A dilemma for Republicans

OK, so now most of the Republicans -- the ones outside Alabama anyway -- are coming around to saying that they believe the women accusing Roy Moore and therefore they're calling on him to drop out of the race.

But what about the dozen-plus women who accused Donald Trump of sexual assault?  We even have the audio tape of Trump confessing to how he can just grab women, and they let you do anything when you're a star?

Why are they dismissed as "liars" -- all of them -- and not believed?   Is it just that Moore was going after teen age girls, while Trump assaulted grown women?  But what about Trump's self-described barging into the dressing rooms at teen-age beauty pageants, where teen age girls were in various stages of undress -- just because he could, as the pageant owner?    Does that count as sexual assault?
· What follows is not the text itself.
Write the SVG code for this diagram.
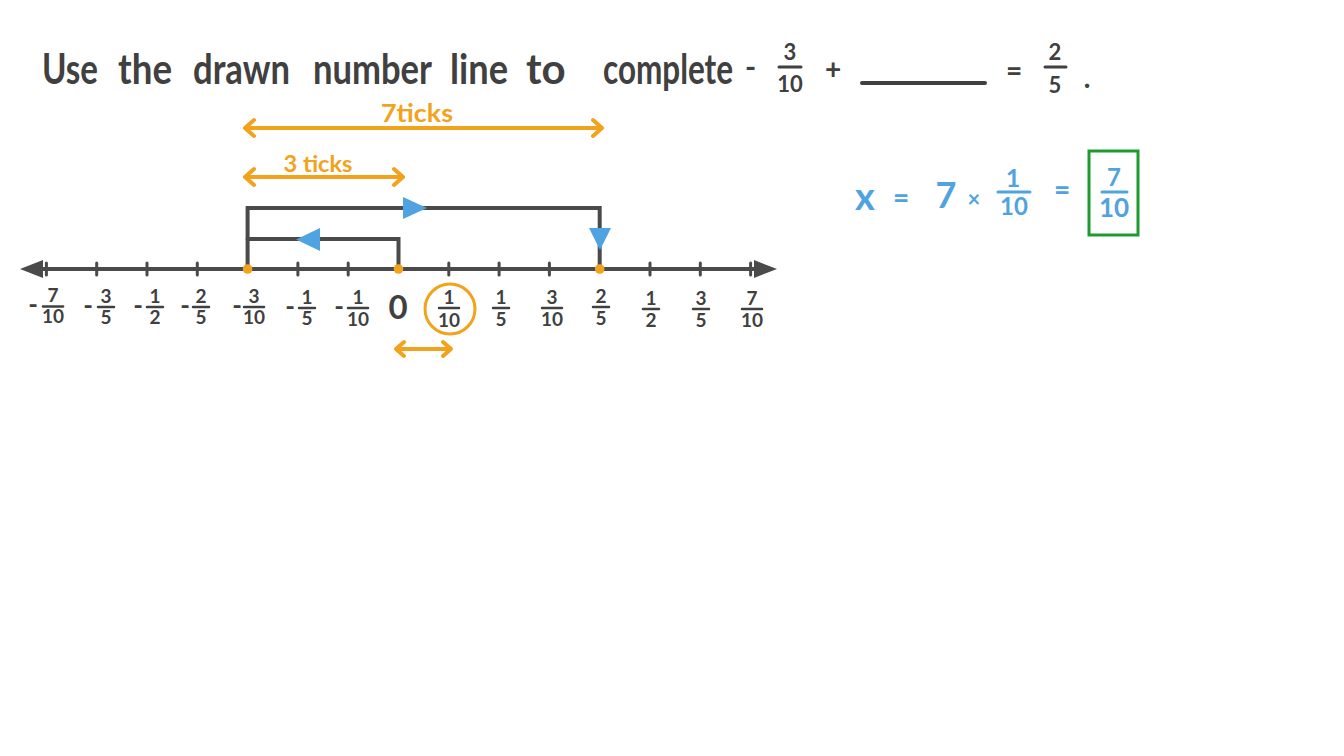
<svg xmlns="http://www.w3.org/2000/svg" width="1344" height="756" viewBox="0 0 1344 756">
<style>
text{font-family:Lato,"Open Sans","Liberation Sans",sans-serif;font-weight:700}
.t{fill:#404040;font-size:42px}
.n{fill:#404040;font-size:19px;text-anchor:middle}
.m{fill:#404040;font-size:26px;text-anchor:middle}
.o{fill:#F2A21B;text-anchor:middle}
.b{fill:#4FA3E0;text-anchor:middle}
.bar{stroke:#404040;stroke-width:2.5;stroke-linecap:round}
.bbar{stroke:#4FA3E0;stroke-width:3;stroke-linecap:round}
.gl{stroke:#4a4a4a;stroke-width:4;fill:none;stroke-linecap:round}
.tk{stroke:#4a4a4a;stroke-width:3;stroke-linecap:round}
.or{stroke:#F2A21B;stroke-width:4;fill:none;stroke-linecap:round;stroke-linejoin:round}
.dot{fill:#F2A21B}
.tri{fill:#4FA3E0}
</style>
<rect width="1344" height="756" fill="#ffffff"/>

<g id="title">
<text class="t" y="84"><tspan x="42" textLength="56" lengthAdjust="spacingAndGlyphs">Use</tspan><tspan x="118" textLength="54" lengthAdjust="spacingAndGlyphs">the</tspan><tspan x="193" textLength="97" lengthAdjust="spacingAndGlyphs">drawn</tspan><tspan x="313" textLength="119" lengthAdjust="spacingAndGlyphs">number</tspan><tspan x="450" textLength="58" lengthAdjust="spacingAndGlyphs">line</tspan><tspan x="526">to</tspan><tspan x="603" textLength="130" lengthAdjust="spacingAndGlyphs">complete</tspan><tspan x="745" y="78" style="font-size:30px">-</tspan></text>
<text x="790" y="60" style="fill:#404040;font-size:22px;text-anchor:middle">3</text>
<line class="bar" x1="779" y1="67" x2="801" y2="67" style="stroke-width:3"/>
<text x="790" y="92" style="fill:#404040;font-size:22px;text-anchor:middle">10</text>
<text x="833" y="79" style="fill:#404040;font-size:28px;text-anchor:middle">+</text>
<line x1="862" y1="83" x2="985" y2="83" style="stroke:#404040;stroke-width:4;stroke-linecap:round"/>
<text x="1014" y="81" style="fill:#404040;font-size:28px;text-anchor:middle">=</text>
<text x="1055" y="60" style="fill:#404040;font-size:22px;text-anchor:middle">2</text>
<line class="bar" x1="1045" y1="67" x2="1066" y2="67" style="stroke-width:3"/>
<text x="1055" y="93" style="fill:#404040;font-size:22px;text-anchor:middle">5</text>
<text x="1087" y="88" style="fill:#404040;font-size:28px;text-anchor:middle">.</text>
</g>

<g id="connectors">
<path class="gl" d="M247.6,269 V208 H599.7 V269"/>
<path class="gl" d="M247.6,239 H398.5 V269"/>
<polygon class="tri" points="403,197 403,219 427,208"/>
<polygon class="tri" points="589,228 611,228 600,250"/>
<polygon class="tri" points="320,228 320,251 296,239.5"/>
</g>

<g id="number-line">
<line class="gl" x1="32" y1="269" x2="764" y2="269"/>
<polygon points="20,269 43,260 43,278" fill="#4a4a4a"/>
<polygon points="777,269 754,260 754,278" fill="#4a4a4a"/>
<g class="tk">
<line x1="46.4" y1="263" x2="46.4" y2="275"/>
<line x1="96.7" y1="263" x2="96.7" y2="275"/>
<line x1="147" y1="263" x2="147" y2="275"/>
<line x1="197.3" y1="263" x2="197.3" y2="275"/>
<line x1="297.9" y1="263" x2="297.9" y2="275"/>
<line x1="348.2" y1="263" x2="348.2" y2="275"/>
<line x1="448.8" y1="263" x2="448.8" y2="275"/>
<line x1="499.1" y1="263" x2="499.1" y2="275"/>
<line x1="549.4" y1="263" x2="549.4" y2="275"/>
<line x1="650" y1="263" x2="650" y2="275"/>
<line x1="700.3" y1="263" x2="700.3" y2="275"/>
<line x1="750.6" y1="263" x2="750.6" y2="275"/>
</g>
<circle class="dot" cx="247.6" cy="269" r="4.8"/>
<circle class="dot" cx="398.5" cy="269" r="4.8"/>
<circle class="dot" cx="599.7" cy="269" r="4.8"/>
</g>

<g id="labels">
<g id="l-m7-10"><text class="m" x="33" y="314">-</text><text class="n" x="53" y="302">7</text><line class="bar" x1="43" y1="306.5" x2="63" y2="306.5"/><text class="n" x="53" y="323">10</text></g>
<g id="l-m3-5"><text class="m" x="88" y="315">-</text><text class="n" x="106" y="303">3</text><line class="bar" x1="98" y1="307" x2="114" y2="307"/><text class="n" x="106" y="324">5</text></g>
<g id="l-m1-2"><text class="m" x="138" y="315">-</text><text class="n" x="155" y="303">1</text><line class="bar" x1="147" y1="307" x2="163" y2="307"/><text class="n" x="155" y="324">2</text></g>
<g id="l-m2-5"><text class="m" x="185" y="315">-</text><text class="n" x="201" y="303">2</text><line class="bar" x1="193" y1="307" x2="209" y2="307"/><text class="n" x="201" y="324">5</text></g>
<g id="l-m3-10"><text class="m" x="237" y="315">-</text><text class="n" x="254" y="303">3</text><line class="bar" x1="244" y1="307" x2="264" y2="307"/><text class="n" x="254" y="324">10</text></g>
<g id="l-m1-5"><text class="m" x="290" y="316">-</text><text class="n" x="307" y="304">1</text><line class="bar" x1="299" y1="308" x2="315" y2="308"/><text class="n" x="307" y="325">5</text></g>
<g id="l-m1-10"><text class="m" x="339" y="316">-</text><text class="n" x="358" y="304">1</text><line class="bar" x1="348" y1="308" x2="368" y2="308"/><text class="n" x="358" y="326">10</text></g>
<g id="l-0"><text x="398" y="319" style="fill:#404040;font-size:33px;text-anchor:middle">0</text></g>
<g id="l-1-10"><text class="n" x="449" y="304">1</text><line class="bar" x1="439" y1="308" x2="459" y2="308"/><text class="n" x="449" y="327">10</text></g>
<g id="l-1-5"><text class="n" x="501" y="304">1</text><line class="bar" x1="493" y1="308" x2="509" y2="308"/><text class="n" x="501" y="326">5</text></g>
<g id="l-3-10"><text class="n" x="552" y="304">3</text><line class="bar" x1="542" y1="308" x2="562" y2="308"/><text class="n" x="552" y="326">10</text></g>
<g id="l-2-5"><text class="n" x="601" y="303">2</text><line class="bar" x1="593" y1="307" x2="609" y2="307"/><text class="n" x="601" y="325">5</text></g>
<g id="l-1-2"><text class="n" x="651" y="305">1</text><line class="bar" x1="643" y1="309" x2="659" y2="309"/><text class="n" x="651" y="327">2</text></g>
<g id="l-3-5"><text class="n" x="701" y="305">3</text><line class="bar" x1="693" y1="309" x2="709" y2="309"/><text class="n" x="701" y="327">5</text></g>
<g id="l-7-10"><text class="n" x="752" y="305">7</text><line class="bar" x1="742" y1="309" x2="762" y2="309"/><text class="n" x="752" y="327">10</text></g>
</g>

<g id="orange-marks">
<path class="or" d="M245,128 H602 M254,120 L245,128 L254,136 M593,120 L602,128 L593,136"/>
<text class="o" x="417" y="122" style="font-size:25px" textLength="72" lengthAdjust="spacingAndGlyphs">7ticks</text>
<path class="or" d="M245,177 H403 M254,169 L245,177 L254,185 M394,169 L403,177 L394,185"/>
<text class="o" x="318" y="172" style="font-size:22px" textLength="69" lengthAdjust="spacingAndGlyphs">3 ticks</text>
<circle cx="450" cy="309" r="25" fill="none" stroke="#F2A21B" stroke-width="3"/>
<path class="or" d="M396,349 H451 M404,342 L396,349 L404,356 M443,342 L451,349 L443,356"/>
</g>

<g id="equation">
<text class="b" x="865" y="210" style="font-size:38px">x</text>
<text class="b" x="901" y="208" style="font-size:28px">=</text>
<text class="b" x="946" y="208" style="font-size:36px">7</text>
<text class="b" x="974" y="207" style="font-size:22px">×</text>
<text class="b" x="1013" y="187" style="font-size:25px">1</text>
<line class="bbar" x1="998" y1="192" x2="1030" y2="192"/>
<text class="b" x="1014" y="215" style="font-size:24px">10</text>
<text class="b" x="1062" y="200" style="font-size:28px">=</text>
<rect x="1089" y="151" width="49" height="84" fill="none" stroke="#1E9B2E" stroke-width="3"/>
<text class="b" x="1114" y="186" style="font-size:24px">7</text>
<line class="bbar" x1="1102" y1="192" x2="1127" y2="192"/>
<text class="b" x="1114" y="217" style="font-size:26px">10</text>
</g>
</svg>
Maybe.    Or maybe this is all really about politics.   Until they get their tax cut bill passed, they need that 52nd Republican vote.   But it doesn't have to be Roy Moore.  Someone less "colorful" would do them more good.

Of course, their dream solution, which would solve two problems, is to somehow get Jeff Sessions out of the AG chair and back into his old senate chair -- so Trump can appoint a new AG that he can bend to his will and make Mueller's investigation go away.  They could run Sessions as a write-in candidate;   or, if Moore wins, then expel him from the Senate, and have the governor appoint Sessions.

There's one problem with that "solution."   Sessions may not want to give up being Attorney General.   It's his life ambition, what he's always dreamed of being.  The AG has much more power to change our country than a single senator.  He's already turned back the law enforcement clock by decades and made things much worse for civil rights.   But he thinks he's doing great work.  So he might just say No to that scheme.   Then what?

But -- let's talk about our dream solution.  Just let the election runs its course, with Moore as the Republican nominee -- and then have Democrat candidate Doug Jones win it outright.   I think he has a good chance.   Think what a Democratic win would do for the morale of the silent, suffering progressives in Alabama.